The Government of Sierra Leone through the Ministry of Finance is set to “Improved Cash Management through the establishment of the Treasury Single Account (TSA) and strengthen the Cash Management Committee”.
This reduces accumulation of arrears and short term borrowing costs.
This was disclosed by a team led by the Minister of Finance and Economic Development (MoFED), Mr. Momodu Kargbo on Thursday during a pre-legislative stage of a Bill entitled “the Public Financial Management (PFM) Bill 2016”, a stage which gives parliament the opportunity to scrutinize government legislative policy before a bill’s text is firmly entrenched.
The open-door meeting which was hosted by the Finance Committee took place at the Conference Room l of Parliamentary Building.
Presenting the Bill, the Legal Adviser of MoFED, Mr. Farid Alghali said MoFED in collaboration with key stakeholders, including the International Monetary Fund (IMF) and the World Bank (WB) undertook an extensive review of the Government Budgeting and Accountability Act of 2005 (GBAA 2005) since 2008, stating that the objective of the review was to improve the legal framework governing public financial management in Sierra Leone.
He disclosed that the ensuing benefits of enacting the PFM Bill includes strengthen financial controls, accountability and probity in the utilization of resources across government, sound financial and economic management and governance of anticipated resources from Extractive Industries.
Mr. Alghali said the main features of PFM Bill includes introduction of cash planning requirements and strengthening of accounting, financial reporting, and auditing by aligning public sector accounting with international standards and broadening the scope for budget documentation and financial reporting, adding that it also contains establishment of a Transformational Development Fund Account (TDFA), a Transformational Development Stabilization Fund (TDSF) and an Intergenerational Savings Fund (ISF).

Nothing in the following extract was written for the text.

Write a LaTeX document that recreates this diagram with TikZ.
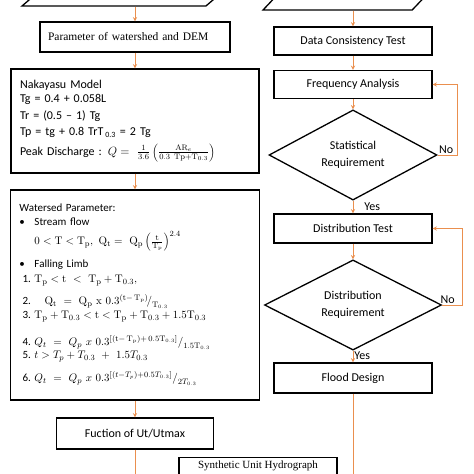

Other features, he said, are provisions for the management of Extractive Industry revenues to provide resources to support the government’s transformational development agenda; to ensure that spending takes into account the overall absorptive capacity of the economy and to insulate the budget from Extractive Industries revenue volatility and provisions to establish and calibrate the fiscal rule and its application to the annual budget process.
Making her contribution, Hon. Bernadette Lahai said she was expecting the presentation to explain to them the salient deviation from the original act to where they are going by actually leading them through the document, pointing out some of the key deviations and those contentious issues raised by Parliament through the Office of the Clerk and how those issues have been brought on board.

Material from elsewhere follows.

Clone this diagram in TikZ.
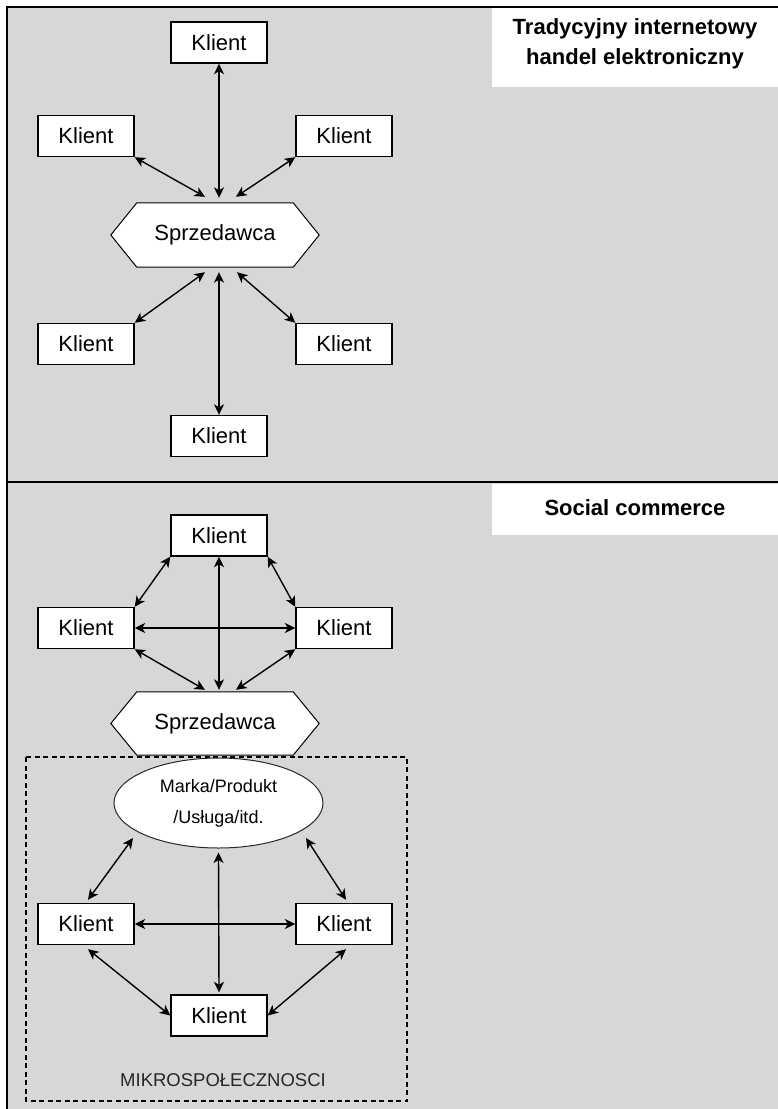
\documentclass[tikz,border=0pt]{standalone}
\usepackage{fontspec}
\setmainfont{Liberation Sans}
\usetikzlibrary{arrows.meta,shapes.geometric,calc,backgrounds}
\definecolor{bggray}{HTML}{D7D7D7}
\begin{document}
\begin{tikzpicture}[x=1pt,y=-1pt,
  kbox/.style={draw=black,line width=1.4pt,fill=white,minimum width=96pt,minimum height=41pt,inner sep=0pt,font=\fontsize{22}{26}\selectfont},
  hexcore/.style={minimum width=156pt,minimum height=64pt,inner sep=0pt,font=\fontsize{22}{26}\selectfont},
  hexshape/.style={draw=black,line width=1pt,fill=white},
  link/.style={{Stealth[length=10.5pt,width=10pt,inset=3pt]}-{Stealth[length=10.5pt,width=10pt,inset=3pt]},line width=1.4pt},
  titlebox/.style={fill=white,draw=none},
  titletext/.style={font=\bfseries\fontsize{22}{30}\selectfont,align=center},
]
\useasboundingbox (0,0) rectangle (778,1109);
\begin{scope}[on background layer]
  \fill[white] (0,0) rectangle (778,1109);
  \fill[bggray] (7,7) rectangle (778,1109);
  \draw[line width=1.5pt] (7,1109) -- (7,7) -- (778,7);
  \draw[line width=1.5pt] (7,482) -- (778,482);
  \fill[white] (492,8) rectangle (778,87);
  \fill[white] (492,484) rectangle (778,535);
\end{scope}

\node[titletext] (t1) at (635,44) {Tradycyjny internetowy\\handel elektroniczny};
\node[titletext] (t2) at (635,508) {Social commerce};

% top section
\node[kbox] (kt1) at (219,42.5) {Klient};
\node[kbox] (kt2) at (86,136) {Klient};
\node[kbox] (kt3) at (344,136) {Klient};
\node[hexcore] (st) at (215,235) {Sprzedawca};
\node[kbox] (kt4) at (86,344) {Klient};
\node[kbox] (kt5) at (344,344) {Klient};
\node[kbox] (kt6) at (219,436) {Klient};

\begin{scope}[on background layer]
  \draw[hexshape] (st.north west) -- (st.north east) -- ($(st.east)+(26,0)$) -- (st.south east) -- (st.south west) -- ($(st.west)+(-26,0)$) -- cycle;
\end{scope}

\draw[link] (kt1.south) -- ($(kt1.south |- st.north)+(0,-5)$);
\draw[link] (kt2.south east) -- ($(kt1.south |- st.north)+(-14,-6)$);
\draw[link] (kt3.south west) -- ($(kt1.south |- st.north)+(17,-6)$);
\draw[link] ($(kt6.north |- st.south)+(-14,5)$) -- (kt4.north east);
\draw[link] ($(kt6.north |- st.south)+(0,5)$) -- (kt6.north);
\draw[link] ($(kt6.north |- st.south)+(18,5)$) -- (kt5.north west);

% lower section
\node[kbox] (kb1) at (219,535.5) {Klient};
\node[kbox] (kb2) at (86,628) {Klient};
\node[kbox] (kb3) at (344,628) {Klient};
\node[hexcore,minimum height=63pt] (sb) at (215,723.5) {Sprzedawca};

\begin{scope}[on background layer]
  \draw[hexshape] (sb.north west) -- (sb.north east) -- ($(sb.east)+(26,0)$) -- (sb.south east) -- (sb.south west) -- ($(sb.west)+(-26,0)$) -- cycle;
\end{scope}

\draw[link] (kb1.south west) -- (kb2.north east);
\draw[link] (kb1.south east) -- (kb3.north west);
\draw[link] (kb2.east) -- (kb3.west);
\draw[link] (kb1.south) -- ($(kb1.south |- sb.north)+(0,-2)$);
\draw[link] (kb2.south east) -- ($(kb1.south |- sb.north)+(-14,-2)$);
\draw[link] (kb3.south west) -- ($(kb1.south |- sb.north)+(17,-2)$);

\draw[line width=1.1pt,dash pattern=on 5pt off 3.5pt] (26,757) rectangle (407,1101);

\node[ellipse,draw=black!85,line width=1pt,fill=white,minimum width=209pt,minimum height=90pt,inner sep=0pt,align=center,font=\fontsize{18}{31}\selectfont] (el) at (218.5,803) {Marka/Produkt\\/Usługa/itd.};

\node[kbox] (kc1) at (86,924) {Klient};
\node[kbox] (kc2) at (344,924) {Klient};
\node[kbox] (kc3) at (219,1015.5) {Klient};

\draw[link] ($(el.center)+(-85.5,35)$) -- ($(kc1.north)+(2,-3)$);
\draw[link] ($(el.center)+(87.5,35)$) -- ($(kc2.north)+(2,-3)$);
\draw[link] (kc1.east) -- (kc2.west);
\draw[link] ($(el.south)+(0,4)$) -- ($(kc3.north)+(0,-2)$);
\draw[link] ($(kc1.south)+(2,4)$) -- (kc3.west);
\draw[link] ($(kc2.south)+(2,4)$) -- (kc3.east);

\node[font=\fontsize{18.5}{22}\selectfont,text=black!85] (mk) at (223,1080) {MIKROSPOŁECZNOSCI};
\end{tikzpicture}
\end{document}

Other Parliamentarians raised similar issues, while others were asking for clarification and explanation on certain areas in the PFM Bill.
The Team from the Ministry of Finance responded to some of the issues raised by them and the unanswered questions are to be adequately settled in the Well before the approval of the PFM Bill.
Responding to Hon. Lahai comment, Mr. Alghali highlighted most of the contentious issues including Section 5 (1) (f) and (l) give MOFED control over public moneys through TSA and control over Extractive Industry revenues.
He said there is no such provision in the current provision in GBAA 2005.
The Clerk comments or suggestions on the issue is “This is contentious with several Ministries Department and Agencies (MDAs), complaining and asserting that it is contrary to their own governing Acts. A list of such MDAs and their governing legislation to be compiled requiring them by His Excellency’s Executive Order to amend their Acts in line with provisions in the PFM Bill/Act 2015”.
According to Mr. Alghali, the consultative committee resolutions are: “It was agreed that the TSA provisions in the PFM Bill relate to the management of government resources and not the transfer of those resources out of agency accounts. The controversy relating to the TSA and the transfer of resources is resolved by the proposed Fiscal Management and Control Bill (FMCB) 2016 which has the object of directing agencies of Government to transfer all revenue into the Consolidated Fund. It was agreed that an amendment be made to the FMCB, as currently drafted, to remove the schedule and insert a blanket provision which removes the right of retention of the relevant agencies”.